= Supplied material =
---

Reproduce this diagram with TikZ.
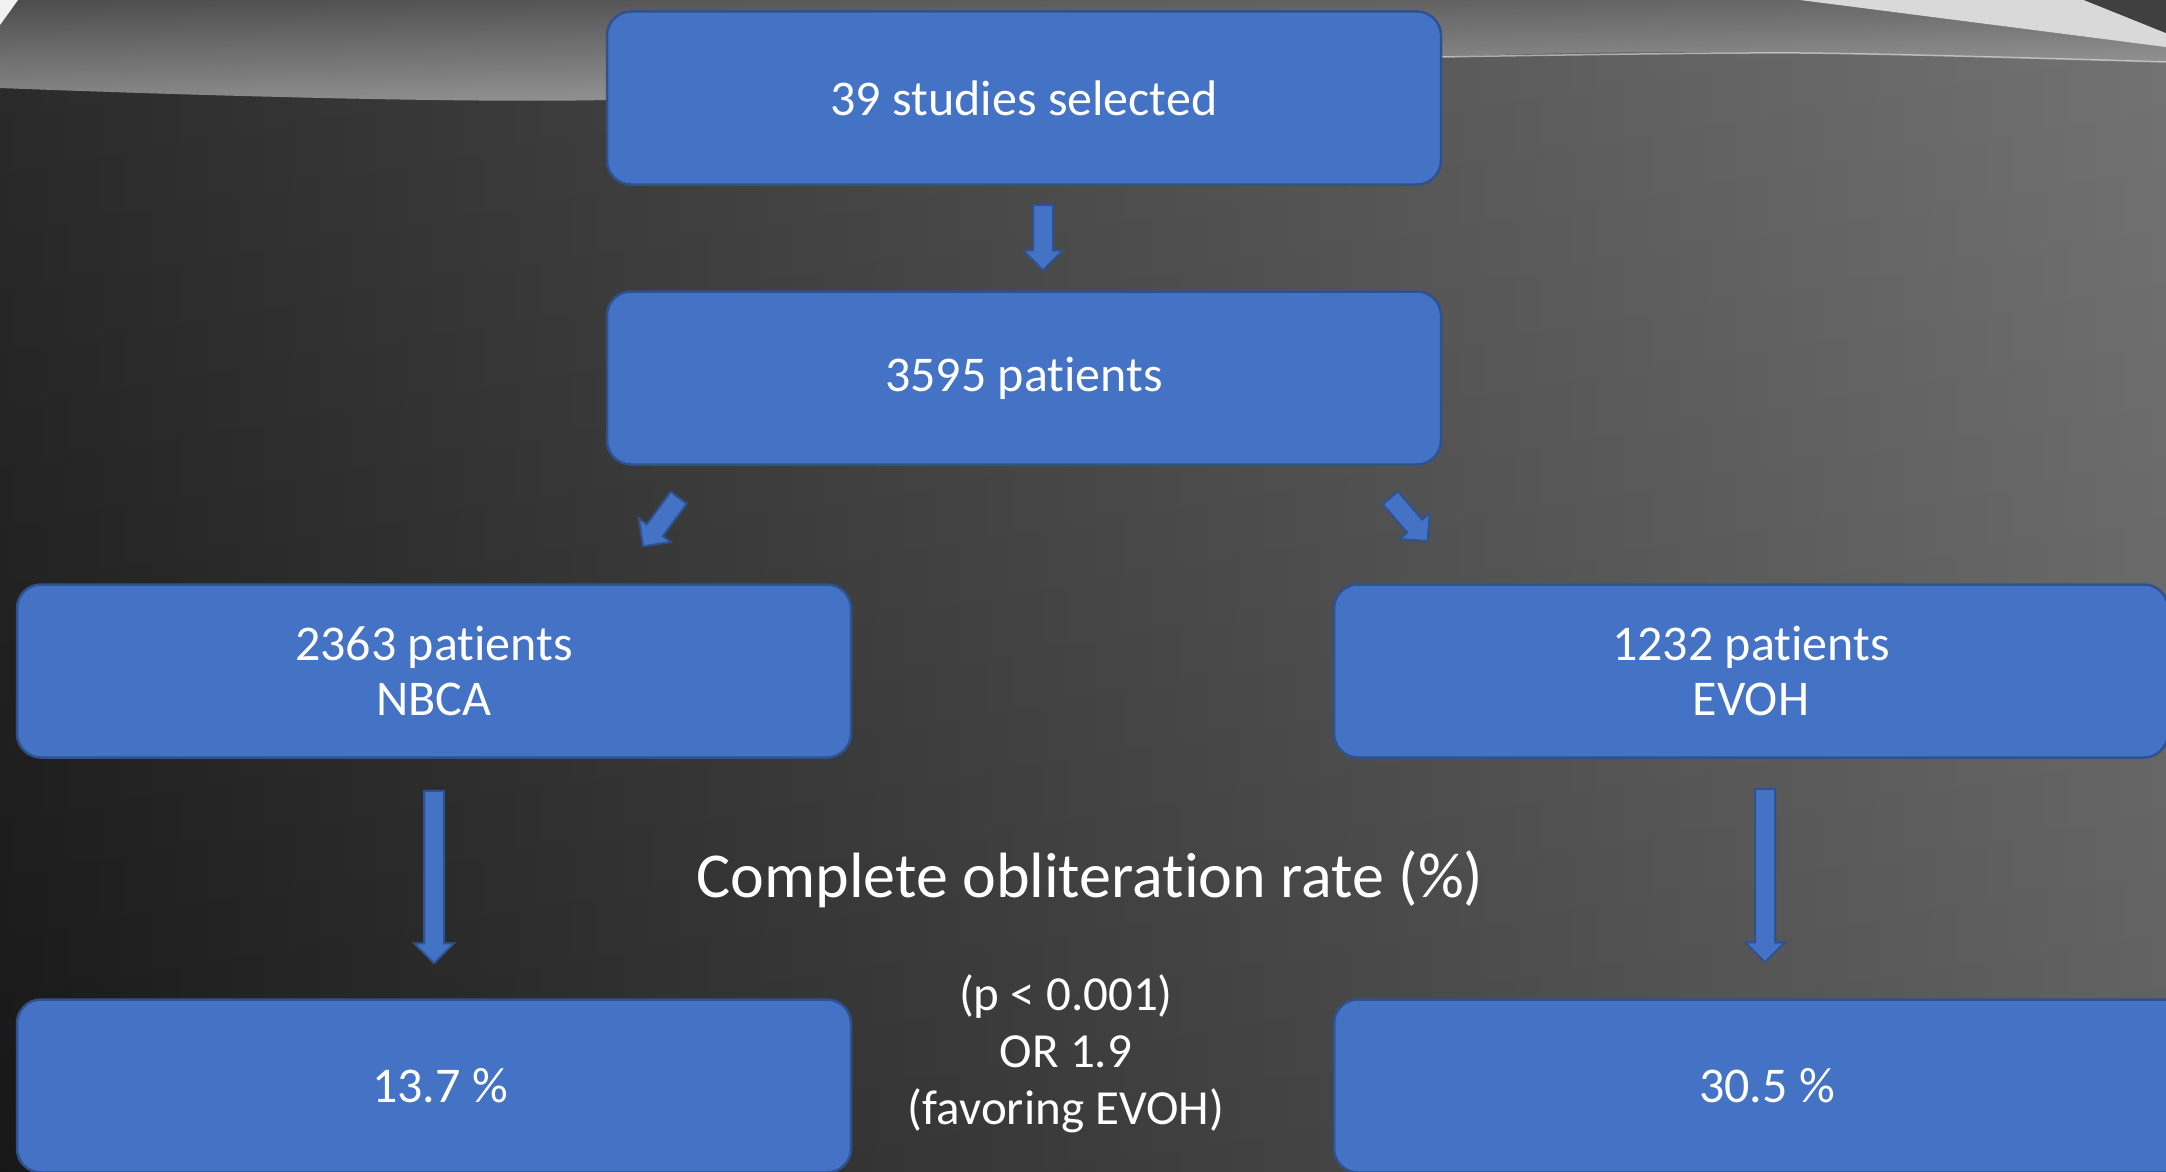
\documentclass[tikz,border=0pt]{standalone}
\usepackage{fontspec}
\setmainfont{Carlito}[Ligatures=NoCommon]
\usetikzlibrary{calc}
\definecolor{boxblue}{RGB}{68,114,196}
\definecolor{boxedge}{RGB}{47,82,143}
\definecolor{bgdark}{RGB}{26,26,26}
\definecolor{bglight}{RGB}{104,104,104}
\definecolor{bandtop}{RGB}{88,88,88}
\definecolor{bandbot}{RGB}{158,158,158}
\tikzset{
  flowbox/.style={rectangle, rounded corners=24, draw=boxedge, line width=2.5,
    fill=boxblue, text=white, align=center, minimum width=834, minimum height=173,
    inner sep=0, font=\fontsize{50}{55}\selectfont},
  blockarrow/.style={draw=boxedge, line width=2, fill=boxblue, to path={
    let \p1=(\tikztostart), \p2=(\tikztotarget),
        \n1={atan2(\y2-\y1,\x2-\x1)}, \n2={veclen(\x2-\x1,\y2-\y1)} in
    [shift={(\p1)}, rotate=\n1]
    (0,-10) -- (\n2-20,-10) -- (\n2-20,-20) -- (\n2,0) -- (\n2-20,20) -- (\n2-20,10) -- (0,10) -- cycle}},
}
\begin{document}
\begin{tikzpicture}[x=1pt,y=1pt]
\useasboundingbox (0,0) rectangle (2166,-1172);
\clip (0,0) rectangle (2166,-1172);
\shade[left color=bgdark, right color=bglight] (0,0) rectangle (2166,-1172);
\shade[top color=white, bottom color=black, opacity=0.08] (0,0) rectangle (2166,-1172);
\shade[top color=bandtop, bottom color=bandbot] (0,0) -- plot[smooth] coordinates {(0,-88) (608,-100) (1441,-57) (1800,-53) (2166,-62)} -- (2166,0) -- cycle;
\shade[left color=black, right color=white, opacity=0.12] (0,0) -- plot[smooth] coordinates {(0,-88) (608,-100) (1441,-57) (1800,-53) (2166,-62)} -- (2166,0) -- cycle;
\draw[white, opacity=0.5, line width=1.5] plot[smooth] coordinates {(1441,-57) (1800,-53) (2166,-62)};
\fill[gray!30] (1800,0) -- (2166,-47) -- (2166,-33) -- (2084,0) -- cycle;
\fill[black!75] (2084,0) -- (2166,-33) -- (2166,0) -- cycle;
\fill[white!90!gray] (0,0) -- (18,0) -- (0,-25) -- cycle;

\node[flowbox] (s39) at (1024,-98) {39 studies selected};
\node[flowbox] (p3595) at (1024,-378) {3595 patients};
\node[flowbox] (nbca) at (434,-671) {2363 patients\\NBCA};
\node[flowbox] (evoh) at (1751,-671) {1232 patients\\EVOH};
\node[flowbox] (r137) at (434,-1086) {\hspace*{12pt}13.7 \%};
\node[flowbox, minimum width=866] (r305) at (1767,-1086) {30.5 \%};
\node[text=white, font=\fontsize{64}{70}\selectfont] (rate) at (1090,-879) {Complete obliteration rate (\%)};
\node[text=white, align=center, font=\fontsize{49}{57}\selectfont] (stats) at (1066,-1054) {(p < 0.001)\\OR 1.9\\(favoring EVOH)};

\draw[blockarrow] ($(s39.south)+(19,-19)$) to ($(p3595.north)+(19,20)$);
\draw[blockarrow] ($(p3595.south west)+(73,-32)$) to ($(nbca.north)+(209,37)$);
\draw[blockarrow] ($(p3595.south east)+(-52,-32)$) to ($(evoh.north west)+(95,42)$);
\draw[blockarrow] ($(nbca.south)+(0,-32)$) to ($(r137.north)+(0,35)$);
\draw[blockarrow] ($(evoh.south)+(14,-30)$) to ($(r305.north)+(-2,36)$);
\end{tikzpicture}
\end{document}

---

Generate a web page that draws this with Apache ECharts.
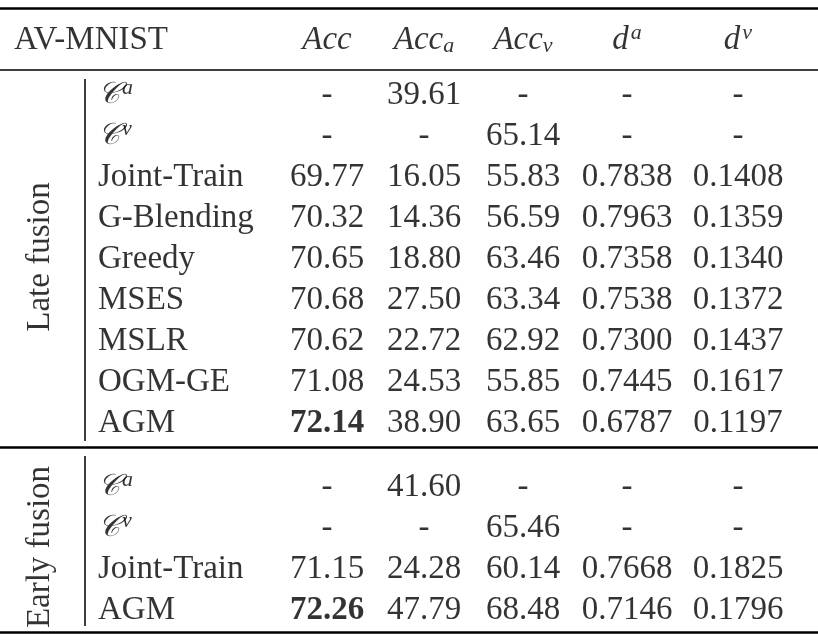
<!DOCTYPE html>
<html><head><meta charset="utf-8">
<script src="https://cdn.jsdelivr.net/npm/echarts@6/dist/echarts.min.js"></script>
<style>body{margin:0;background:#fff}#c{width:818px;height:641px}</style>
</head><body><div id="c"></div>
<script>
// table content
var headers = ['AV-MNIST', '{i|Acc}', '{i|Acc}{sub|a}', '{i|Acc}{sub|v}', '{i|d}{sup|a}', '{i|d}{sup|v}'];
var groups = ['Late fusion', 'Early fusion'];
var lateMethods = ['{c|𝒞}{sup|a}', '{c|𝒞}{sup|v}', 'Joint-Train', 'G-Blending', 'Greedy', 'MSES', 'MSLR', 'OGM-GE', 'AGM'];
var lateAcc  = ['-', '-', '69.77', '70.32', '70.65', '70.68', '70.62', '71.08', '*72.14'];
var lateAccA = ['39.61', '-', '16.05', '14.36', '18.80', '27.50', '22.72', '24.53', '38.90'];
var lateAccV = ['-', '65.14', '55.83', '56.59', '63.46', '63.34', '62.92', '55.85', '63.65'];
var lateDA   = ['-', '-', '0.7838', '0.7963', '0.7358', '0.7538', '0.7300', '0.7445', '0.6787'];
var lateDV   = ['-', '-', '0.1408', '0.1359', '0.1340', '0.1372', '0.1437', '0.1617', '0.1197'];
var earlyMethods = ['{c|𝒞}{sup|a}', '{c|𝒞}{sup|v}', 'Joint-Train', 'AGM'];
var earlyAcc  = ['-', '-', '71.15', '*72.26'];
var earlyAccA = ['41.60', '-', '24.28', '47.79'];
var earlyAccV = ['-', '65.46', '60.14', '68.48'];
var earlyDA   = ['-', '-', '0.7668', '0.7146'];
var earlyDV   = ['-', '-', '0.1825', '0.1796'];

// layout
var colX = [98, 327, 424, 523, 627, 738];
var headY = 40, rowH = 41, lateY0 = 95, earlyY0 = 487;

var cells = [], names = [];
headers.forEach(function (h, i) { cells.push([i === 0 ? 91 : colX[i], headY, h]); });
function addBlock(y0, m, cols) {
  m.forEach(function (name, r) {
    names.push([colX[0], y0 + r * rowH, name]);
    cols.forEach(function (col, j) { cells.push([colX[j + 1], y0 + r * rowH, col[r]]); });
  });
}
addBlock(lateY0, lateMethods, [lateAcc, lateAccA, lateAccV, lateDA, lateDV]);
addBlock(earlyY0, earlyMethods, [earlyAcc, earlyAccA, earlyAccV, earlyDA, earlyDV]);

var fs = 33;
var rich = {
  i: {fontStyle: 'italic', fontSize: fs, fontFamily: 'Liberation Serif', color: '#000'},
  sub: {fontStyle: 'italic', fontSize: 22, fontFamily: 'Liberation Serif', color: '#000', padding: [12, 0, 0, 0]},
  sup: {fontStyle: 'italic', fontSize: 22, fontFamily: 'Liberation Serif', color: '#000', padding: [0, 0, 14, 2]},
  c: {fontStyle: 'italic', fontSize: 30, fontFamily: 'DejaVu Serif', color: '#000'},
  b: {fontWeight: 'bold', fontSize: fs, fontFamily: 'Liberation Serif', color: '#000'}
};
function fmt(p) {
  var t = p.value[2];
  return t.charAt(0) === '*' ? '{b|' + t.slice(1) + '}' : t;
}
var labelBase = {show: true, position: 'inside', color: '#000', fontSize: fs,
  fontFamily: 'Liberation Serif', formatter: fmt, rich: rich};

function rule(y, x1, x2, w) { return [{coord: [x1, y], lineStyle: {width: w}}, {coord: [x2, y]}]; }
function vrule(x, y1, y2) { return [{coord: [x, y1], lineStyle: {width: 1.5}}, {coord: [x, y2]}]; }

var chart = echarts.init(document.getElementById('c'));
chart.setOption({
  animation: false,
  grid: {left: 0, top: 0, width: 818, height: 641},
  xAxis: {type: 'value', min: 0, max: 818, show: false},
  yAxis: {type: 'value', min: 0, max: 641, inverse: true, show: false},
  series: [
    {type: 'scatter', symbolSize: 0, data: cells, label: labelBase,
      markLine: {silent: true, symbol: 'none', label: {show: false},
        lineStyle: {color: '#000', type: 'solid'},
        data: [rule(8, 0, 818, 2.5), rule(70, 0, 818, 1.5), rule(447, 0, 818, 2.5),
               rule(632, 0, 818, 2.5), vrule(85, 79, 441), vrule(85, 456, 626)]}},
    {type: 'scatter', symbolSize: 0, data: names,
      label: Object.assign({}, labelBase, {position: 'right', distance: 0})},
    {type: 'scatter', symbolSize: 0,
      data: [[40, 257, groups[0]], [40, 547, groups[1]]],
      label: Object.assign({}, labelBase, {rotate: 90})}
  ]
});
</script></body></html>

---

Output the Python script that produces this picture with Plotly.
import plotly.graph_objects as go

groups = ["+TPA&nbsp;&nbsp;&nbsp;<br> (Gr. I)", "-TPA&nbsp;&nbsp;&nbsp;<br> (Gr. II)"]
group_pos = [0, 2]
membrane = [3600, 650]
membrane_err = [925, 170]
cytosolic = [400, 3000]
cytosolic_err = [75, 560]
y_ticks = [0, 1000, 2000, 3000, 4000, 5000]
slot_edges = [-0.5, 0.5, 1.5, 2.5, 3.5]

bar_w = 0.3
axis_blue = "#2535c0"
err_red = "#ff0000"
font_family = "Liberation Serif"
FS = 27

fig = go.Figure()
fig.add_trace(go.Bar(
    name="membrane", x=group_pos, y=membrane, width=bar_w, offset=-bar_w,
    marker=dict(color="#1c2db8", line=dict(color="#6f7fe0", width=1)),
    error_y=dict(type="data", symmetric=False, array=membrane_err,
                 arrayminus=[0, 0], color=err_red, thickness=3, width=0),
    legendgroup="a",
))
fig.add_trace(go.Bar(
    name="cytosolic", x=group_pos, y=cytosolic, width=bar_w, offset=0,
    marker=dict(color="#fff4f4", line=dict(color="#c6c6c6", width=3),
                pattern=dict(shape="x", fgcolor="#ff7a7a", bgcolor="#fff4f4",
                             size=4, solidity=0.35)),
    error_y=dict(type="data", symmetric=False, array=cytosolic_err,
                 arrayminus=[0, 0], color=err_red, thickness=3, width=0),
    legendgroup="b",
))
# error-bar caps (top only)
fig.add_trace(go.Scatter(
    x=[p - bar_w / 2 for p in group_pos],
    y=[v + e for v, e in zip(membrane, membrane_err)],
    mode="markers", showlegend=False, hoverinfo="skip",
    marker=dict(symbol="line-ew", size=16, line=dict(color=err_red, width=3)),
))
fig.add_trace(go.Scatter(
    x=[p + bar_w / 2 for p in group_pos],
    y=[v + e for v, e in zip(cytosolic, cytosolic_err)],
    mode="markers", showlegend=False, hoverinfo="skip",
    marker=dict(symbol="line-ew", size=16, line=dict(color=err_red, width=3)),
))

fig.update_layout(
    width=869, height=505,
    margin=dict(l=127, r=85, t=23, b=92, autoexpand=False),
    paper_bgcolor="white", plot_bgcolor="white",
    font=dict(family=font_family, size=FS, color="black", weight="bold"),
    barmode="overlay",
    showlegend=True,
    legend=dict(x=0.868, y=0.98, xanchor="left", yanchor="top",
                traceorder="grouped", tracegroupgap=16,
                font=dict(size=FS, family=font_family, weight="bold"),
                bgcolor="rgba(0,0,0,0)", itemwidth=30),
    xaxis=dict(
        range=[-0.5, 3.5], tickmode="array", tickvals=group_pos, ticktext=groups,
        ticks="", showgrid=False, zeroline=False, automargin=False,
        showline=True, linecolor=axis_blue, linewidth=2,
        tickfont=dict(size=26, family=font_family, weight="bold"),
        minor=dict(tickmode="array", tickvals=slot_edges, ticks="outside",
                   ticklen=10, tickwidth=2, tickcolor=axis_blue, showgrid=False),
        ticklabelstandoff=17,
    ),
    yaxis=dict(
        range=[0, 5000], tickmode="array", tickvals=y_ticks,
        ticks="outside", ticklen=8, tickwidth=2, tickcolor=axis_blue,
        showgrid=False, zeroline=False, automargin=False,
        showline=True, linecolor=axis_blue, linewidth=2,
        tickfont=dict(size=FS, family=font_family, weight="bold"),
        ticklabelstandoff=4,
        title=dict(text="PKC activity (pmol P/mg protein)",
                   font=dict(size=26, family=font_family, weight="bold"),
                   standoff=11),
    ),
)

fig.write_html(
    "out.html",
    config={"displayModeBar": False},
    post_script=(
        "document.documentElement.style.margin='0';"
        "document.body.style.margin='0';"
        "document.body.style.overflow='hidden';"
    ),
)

---

= Brief =
Pick out lines containing the word "that", each one as written.

= The reply =
Generate a web page that draws this with Apache ECharts.
Output the Python script that produces this picture with Plotly.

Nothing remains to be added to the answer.